TASK PROMPT -> Look at the data below and print exactly the lines from its first line through the line with "Melba<br>Section Width +/-20m</div>"; the pictures stay out of the copy.

INFORMATION SUPPLIED ->
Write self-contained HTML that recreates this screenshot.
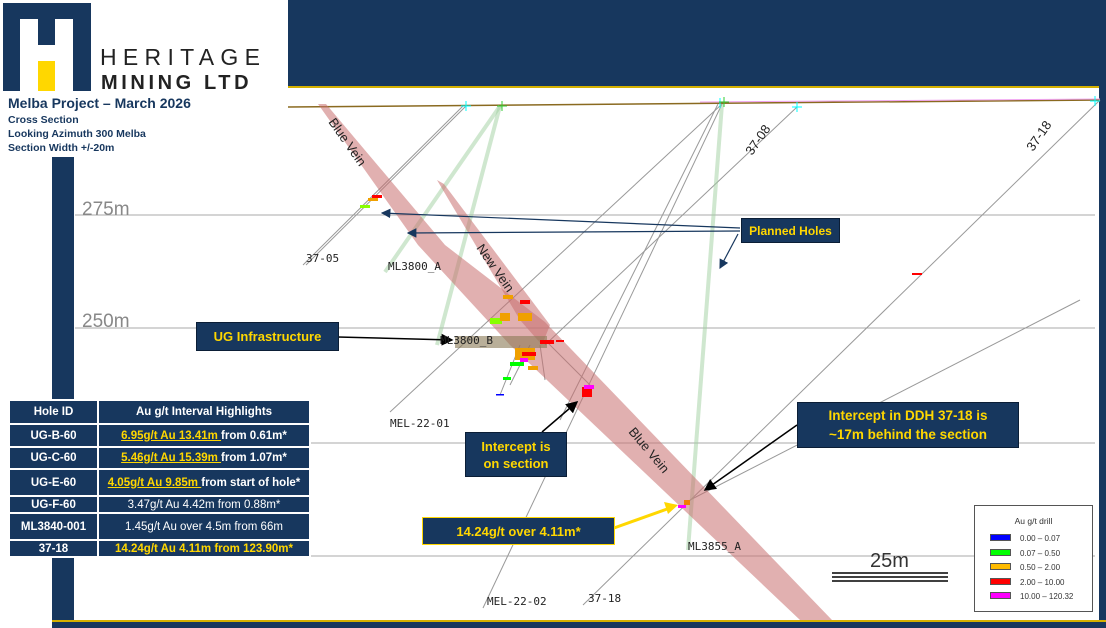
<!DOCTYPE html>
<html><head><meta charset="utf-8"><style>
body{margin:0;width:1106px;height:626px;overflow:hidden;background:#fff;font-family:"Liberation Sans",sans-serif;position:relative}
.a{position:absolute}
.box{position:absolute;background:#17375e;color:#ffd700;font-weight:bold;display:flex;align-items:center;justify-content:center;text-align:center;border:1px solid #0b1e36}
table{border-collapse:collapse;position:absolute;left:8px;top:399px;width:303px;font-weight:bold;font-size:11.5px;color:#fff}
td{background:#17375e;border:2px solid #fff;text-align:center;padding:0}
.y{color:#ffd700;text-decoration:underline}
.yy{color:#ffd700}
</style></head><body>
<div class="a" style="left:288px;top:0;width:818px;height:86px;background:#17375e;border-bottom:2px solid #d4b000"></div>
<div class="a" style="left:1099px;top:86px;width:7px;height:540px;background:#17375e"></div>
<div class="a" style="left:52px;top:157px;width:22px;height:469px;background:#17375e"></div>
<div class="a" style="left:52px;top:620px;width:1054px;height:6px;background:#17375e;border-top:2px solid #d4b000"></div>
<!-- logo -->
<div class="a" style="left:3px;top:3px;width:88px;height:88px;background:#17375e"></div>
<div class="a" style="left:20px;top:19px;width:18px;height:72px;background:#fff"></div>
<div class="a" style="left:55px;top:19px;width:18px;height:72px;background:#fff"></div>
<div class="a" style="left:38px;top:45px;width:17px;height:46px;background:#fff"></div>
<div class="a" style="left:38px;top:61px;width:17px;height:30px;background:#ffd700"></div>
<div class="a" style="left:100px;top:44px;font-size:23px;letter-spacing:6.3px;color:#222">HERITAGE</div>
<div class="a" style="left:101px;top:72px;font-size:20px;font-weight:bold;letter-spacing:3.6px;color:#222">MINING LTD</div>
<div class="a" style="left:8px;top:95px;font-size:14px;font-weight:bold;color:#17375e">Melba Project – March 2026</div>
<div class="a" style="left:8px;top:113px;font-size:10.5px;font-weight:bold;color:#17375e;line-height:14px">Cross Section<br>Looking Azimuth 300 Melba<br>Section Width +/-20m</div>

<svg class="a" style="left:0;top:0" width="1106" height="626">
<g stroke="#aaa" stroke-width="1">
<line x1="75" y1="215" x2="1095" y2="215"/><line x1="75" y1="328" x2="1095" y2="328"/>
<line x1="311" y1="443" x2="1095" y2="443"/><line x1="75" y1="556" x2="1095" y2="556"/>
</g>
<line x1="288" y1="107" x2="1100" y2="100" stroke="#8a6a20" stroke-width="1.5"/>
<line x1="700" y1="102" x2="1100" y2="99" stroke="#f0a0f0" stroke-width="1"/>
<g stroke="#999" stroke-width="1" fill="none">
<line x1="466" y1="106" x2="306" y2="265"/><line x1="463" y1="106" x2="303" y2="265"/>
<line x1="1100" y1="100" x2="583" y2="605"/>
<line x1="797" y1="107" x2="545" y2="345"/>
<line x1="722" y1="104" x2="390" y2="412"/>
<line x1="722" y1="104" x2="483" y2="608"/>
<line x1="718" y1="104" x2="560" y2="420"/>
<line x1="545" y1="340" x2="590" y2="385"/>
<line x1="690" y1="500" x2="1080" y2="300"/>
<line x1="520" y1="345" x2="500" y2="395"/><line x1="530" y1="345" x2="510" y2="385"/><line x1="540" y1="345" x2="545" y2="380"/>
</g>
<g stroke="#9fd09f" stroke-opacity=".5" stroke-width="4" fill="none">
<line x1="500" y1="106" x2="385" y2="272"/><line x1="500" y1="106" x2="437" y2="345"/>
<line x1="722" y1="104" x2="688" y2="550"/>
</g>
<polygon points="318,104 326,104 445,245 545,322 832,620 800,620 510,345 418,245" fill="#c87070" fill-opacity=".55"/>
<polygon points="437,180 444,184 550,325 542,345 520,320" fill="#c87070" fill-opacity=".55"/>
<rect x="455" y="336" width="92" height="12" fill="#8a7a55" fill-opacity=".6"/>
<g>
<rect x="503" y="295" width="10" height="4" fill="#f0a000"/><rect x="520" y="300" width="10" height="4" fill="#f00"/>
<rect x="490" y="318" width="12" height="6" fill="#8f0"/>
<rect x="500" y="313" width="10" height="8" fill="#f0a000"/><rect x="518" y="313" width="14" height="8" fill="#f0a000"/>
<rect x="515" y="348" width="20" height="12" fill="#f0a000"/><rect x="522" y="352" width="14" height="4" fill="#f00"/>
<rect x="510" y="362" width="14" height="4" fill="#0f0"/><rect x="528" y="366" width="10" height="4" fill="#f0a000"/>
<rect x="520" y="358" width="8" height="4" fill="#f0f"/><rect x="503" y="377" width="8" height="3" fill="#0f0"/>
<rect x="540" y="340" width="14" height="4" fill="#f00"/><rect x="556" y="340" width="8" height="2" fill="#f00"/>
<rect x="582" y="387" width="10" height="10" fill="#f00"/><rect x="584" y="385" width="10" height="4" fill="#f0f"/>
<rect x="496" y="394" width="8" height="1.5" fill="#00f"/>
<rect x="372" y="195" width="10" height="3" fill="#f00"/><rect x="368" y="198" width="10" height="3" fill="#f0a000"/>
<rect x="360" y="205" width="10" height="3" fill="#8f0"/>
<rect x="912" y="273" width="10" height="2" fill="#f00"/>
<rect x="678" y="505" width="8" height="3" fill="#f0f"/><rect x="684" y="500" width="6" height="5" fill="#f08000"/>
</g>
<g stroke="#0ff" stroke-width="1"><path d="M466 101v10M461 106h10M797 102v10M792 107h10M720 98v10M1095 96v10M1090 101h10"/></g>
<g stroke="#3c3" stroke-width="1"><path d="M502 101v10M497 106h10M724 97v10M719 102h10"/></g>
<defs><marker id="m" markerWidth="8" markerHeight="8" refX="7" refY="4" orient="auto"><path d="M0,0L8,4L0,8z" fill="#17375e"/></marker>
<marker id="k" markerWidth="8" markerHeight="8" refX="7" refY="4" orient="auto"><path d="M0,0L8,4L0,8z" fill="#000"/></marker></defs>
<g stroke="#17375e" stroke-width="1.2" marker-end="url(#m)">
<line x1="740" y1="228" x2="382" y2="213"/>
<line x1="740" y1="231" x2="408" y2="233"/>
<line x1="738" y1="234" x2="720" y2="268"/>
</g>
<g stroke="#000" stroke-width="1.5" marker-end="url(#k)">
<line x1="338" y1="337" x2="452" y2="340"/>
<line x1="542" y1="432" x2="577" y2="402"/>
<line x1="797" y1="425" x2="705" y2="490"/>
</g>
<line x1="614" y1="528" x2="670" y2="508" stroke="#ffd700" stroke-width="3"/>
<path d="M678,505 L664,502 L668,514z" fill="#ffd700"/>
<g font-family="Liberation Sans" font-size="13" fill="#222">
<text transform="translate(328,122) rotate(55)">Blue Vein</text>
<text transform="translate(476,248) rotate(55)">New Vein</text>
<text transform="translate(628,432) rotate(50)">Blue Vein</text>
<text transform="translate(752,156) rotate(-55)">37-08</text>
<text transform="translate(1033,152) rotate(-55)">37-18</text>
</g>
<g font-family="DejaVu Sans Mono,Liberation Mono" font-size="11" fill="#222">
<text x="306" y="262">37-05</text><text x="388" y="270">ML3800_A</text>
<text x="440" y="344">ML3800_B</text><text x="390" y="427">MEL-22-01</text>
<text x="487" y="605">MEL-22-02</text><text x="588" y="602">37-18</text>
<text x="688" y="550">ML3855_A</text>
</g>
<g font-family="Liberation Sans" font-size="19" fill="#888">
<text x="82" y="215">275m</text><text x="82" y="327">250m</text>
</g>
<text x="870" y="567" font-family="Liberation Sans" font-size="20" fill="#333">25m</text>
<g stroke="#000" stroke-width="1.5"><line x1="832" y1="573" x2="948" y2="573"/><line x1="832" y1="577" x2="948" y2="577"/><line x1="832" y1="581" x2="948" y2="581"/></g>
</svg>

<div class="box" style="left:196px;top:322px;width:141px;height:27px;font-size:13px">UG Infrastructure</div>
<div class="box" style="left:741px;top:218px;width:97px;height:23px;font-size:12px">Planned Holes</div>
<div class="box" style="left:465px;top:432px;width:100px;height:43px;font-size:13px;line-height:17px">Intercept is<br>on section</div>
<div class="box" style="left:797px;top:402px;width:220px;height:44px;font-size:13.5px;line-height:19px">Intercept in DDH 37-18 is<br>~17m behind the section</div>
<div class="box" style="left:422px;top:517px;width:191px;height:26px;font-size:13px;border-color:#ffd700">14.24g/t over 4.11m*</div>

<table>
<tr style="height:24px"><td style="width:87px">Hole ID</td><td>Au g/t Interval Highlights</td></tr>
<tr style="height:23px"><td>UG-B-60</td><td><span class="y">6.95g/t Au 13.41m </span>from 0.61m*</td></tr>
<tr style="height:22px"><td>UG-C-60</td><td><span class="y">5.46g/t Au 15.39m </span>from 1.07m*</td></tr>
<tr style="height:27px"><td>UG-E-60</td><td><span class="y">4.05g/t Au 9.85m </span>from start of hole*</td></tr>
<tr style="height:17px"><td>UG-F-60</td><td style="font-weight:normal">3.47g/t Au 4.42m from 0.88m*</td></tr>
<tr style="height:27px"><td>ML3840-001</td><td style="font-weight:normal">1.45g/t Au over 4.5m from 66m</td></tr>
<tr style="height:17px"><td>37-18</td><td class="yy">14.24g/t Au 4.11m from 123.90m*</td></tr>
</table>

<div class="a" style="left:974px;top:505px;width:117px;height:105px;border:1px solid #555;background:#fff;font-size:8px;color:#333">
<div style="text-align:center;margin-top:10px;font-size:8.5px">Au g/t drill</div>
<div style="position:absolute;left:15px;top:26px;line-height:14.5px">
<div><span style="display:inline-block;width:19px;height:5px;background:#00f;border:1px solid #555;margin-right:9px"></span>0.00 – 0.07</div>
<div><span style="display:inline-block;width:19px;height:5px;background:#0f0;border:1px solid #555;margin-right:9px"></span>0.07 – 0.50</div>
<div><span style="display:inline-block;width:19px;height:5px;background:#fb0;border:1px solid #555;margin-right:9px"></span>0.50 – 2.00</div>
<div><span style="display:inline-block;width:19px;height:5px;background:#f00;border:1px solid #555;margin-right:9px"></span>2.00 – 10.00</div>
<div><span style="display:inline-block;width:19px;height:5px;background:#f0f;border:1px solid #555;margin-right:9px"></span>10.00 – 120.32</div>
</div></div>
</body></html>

RESPONSE ->
Write self-contained HTML that recreates this screenshot.
<!DOCTYPE html>
<html><head><meta charset="utf-8"><style>
body{margin:0;width:1106px;height:626px;overflow:hidden;background:#fff;font-family:"Liberation Sans",sans-serif;position:relative}
.a{position:absolute}
.box{position:absolute;background:#17375e;color:#ffd700;font-weight:bold;display:flex;align-items:center;justify-content:center;text-align:center;border:1px solid #0b1e36}
table{border-collapse:collapse;position:absolute;left:8px;top:399px;width:303px;font-weight:bold;font-size:11.5px;color:#fff}
td{background:#17375e;border:2px solid #fff;text-align:center;padding:0}
.y{color:#ffd700;text-decoration:underline}
.yy{color:#ffd700}
</style></head><body>
<div class="a" style="left:288px;top:0;width:818px;height:86px;background:#17375e;border-bottom:2px solid #d4b000"></div>
<div class="a" style="left:1099px;top:86px;width:7px;height:540px;background:#17375e"></div>
<div class="a" style="left:52px;top:157px;width:22px;height:469px;background:#17375e"></div>
<div class="a" style="left:52px;top:620px;width:1054px;height:6px;background:#17375e;border-top:2px solid #d4b000"></div>
<!-- logo -->
<div class="a" style="left:3px;top:3px;width:88px;height:88px;background:#17375e"></div>
<div class="a" style="left:20px;top:19px;width:18px;height:72px;background:#fff"></div>
<div class="a" style="left:55px;top:19px;width:18px;height:72px;background:#fff"></div>
<div class="a" style="left:38px;top:45px;width:17px;height:46px;background:#fff"></div>
<div class="a" style="left:38px;top:61px;width:17px;height:30px;background:#ffd700"></div>
<div class="a" style="left:100px;top:44px;font-size:23px;letter-spacing:6.3px;color:#222">HERITAGE</div>
<div class="a" style="left:101px;top:72px;font-size:20px;font-weight:bold;letter-spacing:3.6px;color:#222">MINING LTD</div>
<div class="a" style="left:8px;top:95px;font-size:14px;font-weight:bold;color:#17375e">Melba Project – March 2026</div>
<div class="a" style="left:8px;top:113px;font-size:10.5px;font-weight:bold;color:#17375e;line-height:14px">Cross Section<br>Looking Azimuth 300 Melba<br>Section Width +/-20m</div>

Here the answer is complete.